Dass der gelernte Flügelspieler Doncic auf Nowitzkis Position und in dessen Mannschaft glänzt, ist ein schöner Zufall. Dass er aber spielt, wie er spielt, scheint geradezu folgerichtig. Doncics Vater Sasa war Basketballstar in Slowenien, dessen Einwohner verrückt sind nach diesem Spiel. Sein Patenonkel ist Radoslav Nesterovic, der sich zwölf Jahre als Wühler in der NBA behauptete. Seit er sieben Monate alt ist, soll Doncic in seinen Basketball vernarrt gewesen sein. Der Legende nach ließ ihn sein erster Trainer schon nach einer Viertelstunde mit Jungs spielen, die drei und vier Jahre älter waren.
Doncics Talent sei offensichtlich gewesen, erinnert sich Coach Jernej Smolnikar: „Er sah Passwinkel, die sonst niemand sah, und hatte den Mut, aus dem Dribbling rückwärts hinter die Drei-Punkte-Linie zurückzuspringen, um von dort zu werfen. Auch wenn er die ersten drei Jahre lang nicht traf.“Doch Doncic lernte umzusetzen, was ihm einfiel. Und er wuchs. Mit 13 kratzte er an der 1,90-Meter-Marke, erzielte 54 Punkte in einem Spiel – und wechselte von Union Olimpija Ljubljana zu Real Madrid, auch im Basketball eine der besten Adressen in Europa. Mit 16 gab Doncic sein Profi-Debüt für Real. In vier Saisons gewann er drei Meisterschaften und zwei Ligapokale. Zum krönenden Abschluss im Oktober 2018 führte er seine Mannschaft als wertvollster Spieler auch zum Euro-League-Titel, dem Pendant zum Gewinn der Champions League im Fußball. 2017 war der große Junge zweitbester Mann beim Gewinn der Heim-EM mit Sloweniens Nationalteam – nur knapp hinter Superstar Goran Dragic, einst Mitspieler von Doncics Vater.
Luka Doncics ungewöhnliche Qualitäten lobt auch André Voigt, Chefredakteur des Basketballmagazins „Five“: „Er hat das Spiel sehr früh verstanden. Dazu zeigt er, wie man Mängel bei Schnelligkeit und Sprungkraft mit Technik und Cleverness kompensieren kann.“Tatsächlich bringt Doncic mit aufreizender Geduld, frechen Finten und einem ganzen Bündel unkonventioneller Bewegungen Verteidiger aus dem Gleichgewicht. Der nüchterne Nowitzki frohlockt: „Er ist wie ein Matador. Er liebt es, mit spektakulären Aktionen die Fans aufzupeitschen.“
Mit dieser Spielweise begeisterte der 2,01 Meter große und 99 Kilo schwere Brecher mit dem Babyface selbst die US-Öffentlichkeit für sich, die das Geschehen im Rest der Welt meist ignoriert. „Tank for Luca!“lautete vergangene Saison der Schlachtruf von Fans aller möglichen NBA-Teams. Übersetzt: Verliert bitte absichtlich – damit Ihr größere Chancen habt, in der zentralen Talentbörse Doncic verpflichten zu dürfen. Das gelang am Ende den Mavericks, die Doncic seit Jahren beeindruckt beobachtet hatten.

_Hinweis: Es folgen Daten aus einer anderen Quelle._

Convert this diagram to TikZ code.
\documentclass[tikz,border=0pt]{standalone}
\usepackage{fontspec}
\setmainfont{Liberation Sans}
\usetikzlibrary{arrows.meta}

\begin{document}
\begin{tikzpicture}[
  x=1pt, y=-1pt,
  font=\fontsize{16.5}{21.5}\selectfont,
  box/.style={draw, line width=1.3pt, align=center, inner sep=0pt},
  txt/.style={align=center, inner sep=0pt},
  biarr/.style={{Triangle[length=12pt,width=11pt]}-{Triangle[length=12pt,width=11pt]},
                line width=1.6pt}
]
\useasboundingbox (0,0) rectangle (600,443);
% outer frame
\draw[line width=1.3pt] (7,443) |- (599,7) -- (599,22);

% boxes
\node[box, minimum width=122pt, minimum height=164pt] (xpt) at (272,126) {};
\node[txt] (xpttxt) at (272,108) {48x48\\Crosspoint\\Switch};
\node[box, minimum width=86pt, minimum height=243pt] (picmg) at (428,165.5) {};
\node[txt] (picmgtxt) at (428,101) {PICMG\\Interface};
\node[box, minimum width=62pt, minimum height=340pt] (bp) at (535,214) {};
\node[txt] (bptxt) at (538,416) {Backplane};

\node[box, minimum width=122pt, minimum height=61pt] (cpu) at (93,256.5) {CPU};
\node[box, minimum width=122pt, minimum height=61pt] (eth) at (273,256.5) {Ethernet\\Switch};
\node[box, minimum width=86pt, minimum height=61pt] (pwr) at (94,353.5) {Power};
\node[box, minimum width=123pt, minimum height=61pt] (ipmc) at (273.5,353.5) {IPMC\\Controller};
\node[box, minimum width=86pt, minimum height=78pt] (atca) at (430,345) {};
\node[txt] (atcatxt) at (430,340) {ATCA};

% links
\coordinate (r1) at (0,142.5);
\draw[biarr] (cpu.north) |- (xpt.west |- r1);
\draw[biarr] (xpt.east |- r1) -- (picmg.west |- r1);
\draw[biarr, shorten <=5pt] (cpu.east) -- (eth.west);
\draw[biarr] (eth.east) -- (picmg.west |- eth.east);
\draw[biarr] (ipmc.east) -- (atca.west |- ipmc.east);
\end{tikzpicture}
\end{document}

Und der ächzt nicht unter dem Druck, sondern glänzt auf der großen Bühne: Nach der ersten Hälfte der Saison war er mit rund 21 Punkten, sieben Rebounds und fast sechs Korbvorlagen im Schnitt der beste „Neue“der gesamten Liga.

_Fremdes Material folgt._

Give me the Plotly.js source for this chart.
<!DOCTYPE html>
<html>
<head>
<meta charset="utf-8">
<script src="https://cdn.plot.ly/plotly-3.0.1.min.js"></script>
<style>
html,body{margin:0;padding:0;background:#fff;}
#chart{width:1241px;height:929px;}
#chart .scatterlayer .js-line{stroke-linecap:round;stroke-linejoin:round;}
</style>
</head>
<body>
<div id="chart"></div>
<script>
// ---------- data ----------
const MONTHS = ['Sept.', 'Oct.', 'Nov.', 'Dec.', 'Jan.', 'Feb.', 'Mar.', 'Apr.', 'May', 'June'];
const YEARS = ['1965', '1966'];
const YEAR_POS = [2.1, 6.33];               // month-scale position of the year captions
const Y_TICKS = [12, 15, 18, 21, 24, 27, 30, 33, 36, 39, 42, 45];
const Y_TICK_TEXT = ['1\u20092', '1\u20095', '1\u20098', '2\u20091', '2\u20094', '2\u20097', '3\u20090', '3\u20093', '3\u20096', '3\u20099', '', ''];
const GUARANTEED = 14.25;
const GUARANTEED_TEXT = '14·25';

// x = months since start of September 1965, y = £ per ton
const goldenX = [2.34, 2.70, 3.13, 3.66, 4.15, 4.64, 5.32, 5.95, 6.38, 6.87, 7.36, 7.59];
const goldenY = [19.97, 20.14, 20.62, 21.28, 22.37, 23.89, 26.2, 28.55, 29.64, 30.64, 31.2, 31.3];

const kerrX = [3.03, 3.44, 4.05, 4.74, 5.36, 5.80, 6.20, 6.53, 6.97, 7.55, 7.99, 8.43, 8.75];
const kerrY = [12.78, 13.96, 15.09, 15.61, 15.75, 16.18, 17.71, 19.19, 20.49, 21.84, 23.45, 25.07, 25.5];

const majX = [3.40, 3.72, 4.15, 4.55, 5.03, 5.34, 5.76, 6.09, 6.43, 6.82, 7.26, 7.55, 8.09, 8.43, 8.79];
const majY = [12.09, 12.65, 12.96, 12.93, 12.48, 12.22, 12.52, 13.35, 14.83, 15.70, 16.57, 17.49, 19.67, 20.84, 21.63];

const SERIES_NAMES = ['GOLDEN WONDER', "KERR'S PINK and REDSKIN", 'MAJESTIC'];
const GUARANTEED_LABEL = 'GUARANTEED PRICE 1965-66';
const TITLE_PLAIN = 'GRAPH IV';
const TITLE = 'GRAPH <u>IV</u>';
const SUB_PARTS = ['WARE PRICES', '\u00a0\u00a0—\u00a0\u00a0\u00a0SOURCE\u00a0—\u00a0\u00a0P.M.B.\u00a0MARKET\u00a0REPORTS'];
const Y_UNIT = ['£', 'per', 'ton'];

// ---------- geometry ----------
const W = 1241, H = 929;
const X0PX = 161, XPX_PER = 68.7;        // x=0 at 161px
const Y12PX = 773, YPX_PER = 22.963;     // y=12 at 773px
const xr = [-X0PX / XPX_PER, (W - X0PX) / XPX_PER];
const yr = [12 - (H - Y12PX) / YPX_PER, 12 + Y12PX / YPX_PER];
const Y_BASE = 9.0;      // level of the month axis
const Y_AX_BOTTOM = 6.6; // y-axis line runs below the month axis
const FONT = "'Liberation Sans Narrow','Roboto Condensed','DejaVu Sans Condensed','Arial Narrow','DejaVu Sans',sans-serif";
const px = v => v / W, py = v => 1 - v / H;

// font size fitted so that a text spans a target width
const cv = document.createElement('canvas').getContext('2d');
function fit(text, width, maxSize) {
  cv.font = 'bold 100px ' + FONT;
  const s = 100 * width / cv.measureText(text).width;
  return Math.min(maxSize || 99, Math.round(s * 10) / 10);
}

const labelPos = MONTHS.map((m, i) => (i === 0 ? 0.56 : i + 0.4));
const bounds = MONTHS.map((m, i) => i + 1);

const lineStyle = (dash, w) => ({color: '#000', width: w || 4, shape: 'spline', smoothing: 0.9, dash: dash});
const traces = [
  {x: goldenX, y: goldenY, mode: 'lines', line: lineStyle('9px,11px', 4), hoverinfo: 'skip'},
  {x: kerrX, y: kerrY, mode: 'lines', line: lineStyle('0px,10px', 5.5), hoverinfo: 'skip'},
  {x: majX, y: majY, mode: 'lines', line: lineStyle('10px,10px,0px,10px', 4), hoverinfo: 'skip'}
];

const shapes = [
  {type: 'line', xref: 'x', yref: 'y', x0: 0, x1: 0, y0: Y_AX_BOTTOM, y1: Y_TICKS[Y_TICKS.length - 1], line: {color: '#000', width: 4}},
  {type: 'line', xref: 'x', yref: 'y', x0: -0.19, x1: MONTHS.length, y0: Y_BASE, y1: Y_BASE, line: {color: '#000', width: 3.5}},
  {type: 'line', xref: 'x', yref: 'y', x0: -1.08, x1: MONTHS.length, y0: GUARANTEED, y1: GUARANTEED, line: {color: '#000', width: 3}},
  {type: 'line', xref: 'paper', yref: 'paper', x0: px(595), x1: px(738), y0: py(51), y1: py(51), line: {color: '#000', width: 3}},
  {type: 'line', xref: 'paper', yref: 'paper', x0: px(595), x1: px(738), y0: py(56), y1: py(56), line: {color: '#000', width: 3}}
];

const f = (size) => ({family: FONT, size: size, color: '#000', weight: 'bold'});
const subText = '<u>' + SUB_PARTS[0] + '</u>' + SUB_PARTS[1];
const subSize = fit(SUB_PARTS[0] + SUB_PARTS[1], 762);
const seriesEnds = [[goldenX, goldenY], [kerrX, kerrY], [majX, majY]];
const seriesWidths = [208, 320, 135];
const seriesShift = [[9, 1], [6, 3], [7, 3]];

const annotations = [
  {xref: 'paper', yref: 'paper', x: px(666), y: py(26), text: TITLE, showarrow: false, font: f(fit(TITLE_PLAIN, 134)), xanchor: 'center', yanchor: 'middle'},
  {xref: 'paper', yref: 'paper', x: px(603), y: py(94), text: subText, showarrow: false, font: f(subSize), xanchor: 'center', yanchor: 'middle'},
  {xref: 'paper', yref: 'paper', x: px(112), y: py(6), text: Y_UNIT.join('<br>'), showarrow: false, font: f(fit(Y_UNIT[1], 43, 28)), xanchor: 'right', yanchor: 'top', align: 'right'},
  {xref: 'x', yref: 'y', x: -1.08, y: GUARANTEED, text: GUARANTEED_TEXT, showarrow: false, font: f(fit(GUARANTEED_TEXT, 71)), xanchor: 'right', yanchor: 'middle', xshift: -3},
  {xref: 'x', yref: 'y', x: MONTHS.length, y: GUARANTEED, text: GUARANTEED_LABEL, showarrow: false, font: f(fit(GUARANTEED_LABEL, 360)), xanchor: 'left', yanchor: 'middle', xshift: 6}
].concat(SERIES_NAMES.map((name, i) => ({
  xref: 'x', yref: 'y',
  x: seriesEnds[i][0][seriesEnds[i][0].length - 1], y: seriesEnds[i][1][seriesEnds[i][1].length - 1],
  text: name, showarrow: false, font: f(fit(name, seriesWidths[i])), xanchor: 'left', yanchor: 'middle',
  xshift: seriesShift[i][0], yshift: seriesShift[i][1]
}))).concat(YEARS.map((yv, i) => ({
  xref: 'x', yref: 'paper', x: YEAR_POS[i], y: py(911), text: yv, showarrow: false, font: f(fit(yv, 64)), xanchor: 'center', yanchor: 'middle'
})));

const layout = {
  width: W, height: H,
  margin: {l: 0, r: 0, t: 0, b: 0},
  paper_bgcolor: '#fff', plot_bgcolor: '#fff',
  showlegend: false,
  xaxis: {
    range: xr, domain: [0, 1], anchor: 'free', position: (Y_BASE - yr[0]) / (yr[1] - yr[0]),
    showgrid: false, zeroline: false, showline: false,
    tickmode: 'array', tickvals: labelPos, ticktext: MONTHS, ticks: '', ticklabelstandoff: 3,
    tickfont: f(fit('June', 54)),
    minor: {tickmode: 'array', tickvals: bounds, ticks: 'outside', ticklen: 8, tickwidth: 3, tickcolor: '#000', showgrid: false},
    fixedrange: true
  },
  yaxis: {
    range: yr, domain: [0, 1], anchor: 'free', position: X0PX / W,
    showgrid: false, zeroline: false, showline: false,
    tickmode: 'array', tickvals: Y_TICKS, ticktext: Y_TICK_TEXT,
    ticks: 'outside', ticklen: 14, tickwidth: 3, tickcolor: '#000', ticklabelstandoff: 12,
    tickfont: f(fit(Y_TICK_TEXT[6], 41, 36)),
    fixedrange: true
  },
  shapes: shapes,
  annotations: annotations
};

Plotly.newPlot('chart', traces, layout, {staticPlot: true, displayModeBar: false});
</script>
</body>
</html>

Ein zweiter Nowitzki im engeren Sinne ist Doncic aber dennoch nicht. Denn der Würzburger hatte die eiserne Aufteilung zwischen kleineren Dribblern und Schützen einerseits sowie den großen Jungs für die oft nahkampfartige „Drecksarbeit“am Korb andererseits aufgebrochen. Doncic hingegen revolutioniere seine Position nicht. Muss er aber auch nicht. In der heutigen NBA gibt es keine starren Regeln mehr, die gebrochen werden könnten. Kaum mehr Raum für Revolutionen, aber auch keine Notwendigkeit. „Ein paar Jahre Krafttraining und die richtige Ernährung könnten Doncic vorne unaufhaltsam und hinten unbezwingbar machen“, schwärmt die „Sports Illustrated“.

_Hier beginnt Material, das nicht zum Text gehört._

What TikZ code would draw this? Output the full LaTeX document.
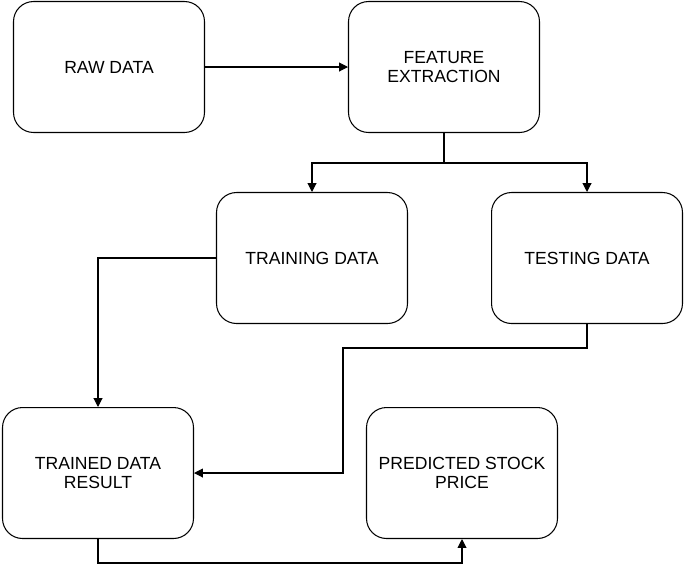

Dirk Nowitzki, sonst darauf bedacht, bei allem Lob vor allem den Erwartungsdruck auf junge Mitspieler zu drosseln, widerspricht nicht: „Mir gefällt wirklich sehr gut, was ich da sehe.“Trainer, Mitspieler und Fans würden „über lange, lange Zeit viel Spaß mit ihm haben“. Nowitzkis Hauptaufgabe ist längst die Weitergabe seines Wissens an Doncic. Eines Tages soll wieder der NBA-Titel für die Mavericks her. Der zweite überhaupt. Der erste ohne Nowitzki. Wenn der bald abtritt, hinterlässt er mächtige Fußspuren, in Größe 54, nach amerikanischer Messung 15. Riesig. Aber Doncic trägt 16.